Brightly coloured fishing boats in the harbour of Anse-à-la-Cabane in Les Îles-de-la-Madeleine.

Gaspésie–Îles-de-la-Madeleine intervention strategy

Profile and priorities of a region known for its wind power expertise, biofood and sustainable fishing

Portrait of the region

Territory and population

Two distinct geographic areas: Îles-de-la-Madeleine archipelago and Gaspé peninsula / population 90,311: 14% on the archipelago / 4% decline in the region's population from 2011 to 2016 / 1.1% of Quebec's total population / 44 rural municipalities across 5 regional county municipalities (RCMs) and one equivalent territory and 3 Indigenous communities (including 1 off reserve) / Low rate of educational attainment and scarcity of qualified labour.

Economy

All RCMs in the region are experiencing slow economic growth / In January 2017, the unemployment rate was at 12%, compared with 6.3% for all of Quebec / The region's 35,200 jobs represent 0.9% of all jobs in the province / In terms of GDP, the region ranks last in Quebec (8.5% of Quebec's GDP).

Assets

World-renowned research centres (Merinov, Wind Energy TechnoCentre) / Exportable expertise for SMEs in the wind energy sector / Award-winning, internationally recognized tourist areas visited by tourists from around the world / Emerging sectors such as ICT and bio-food, which contribute to diversification / Opportunities related to sustainable fishing and vessel fleet renewal.

Challenges 

The marked weakness of the manufacturing sector (nearly 130 businesses for the entire region, representing 6% of total jobs) / Jobs are predominantly in the service sector (82%), particularly in government services. Despite the emergence of new sectors, the GÎM region's economy is still based on traditional sectors, such as fishing, tourism and forestry. Region remote from main markets.

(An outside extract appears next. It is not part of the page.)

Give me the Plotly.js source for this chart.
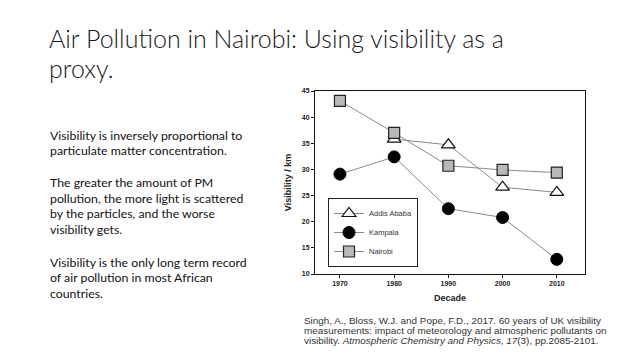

Priorities for action 2021

  1. Businesses supported by CED are innovative and growing
    • Priority will be given to SMEs' innovation projects or projects for the adoption of digital technologies.
    • Innovative and growing SMEs seeking to break into or expand their reach within global value chains will also receive support, as will their international marketing initiatives.
  2. Businesses and regions supported by CED participate in an economy geared toward clean growth
    • Priority will be given to the start-up and expansion of SMEs that are developing and exporting new processes, products and equipment related to clean technologies and the circular economy.
    • Prioritization of a stronger wind energy sector and international market development for businesses with strong potential in this sector.
  3. Quebec communities benefit from strategic investment that promotes their economic diversification and participation in an inclusive economy
    • Priority will be given to projects designed to mobilize drivers of economic development, such as the creation of economic development strategies that tap into regional assets to foster the start-up, expansion and continuity of local or regional job-creating SMEs. Support will also be given to SMEs that contribute to economic diversification and job creation.
    • Priority will be given to the development of new attractions as well as projects to renew the region's tourism offering, including accommodations.
  4. Indigenous peoples benefit from CED programs and participate in Quebec's economic growth
    • Priority will be given to projects that contribute to the economic development of Indigenous peoples, particularly those projects that bring added value to the region's major niches (fishing, tourism, agri-food and wind energy). Support will also be given to economic diversification strategies for these communities.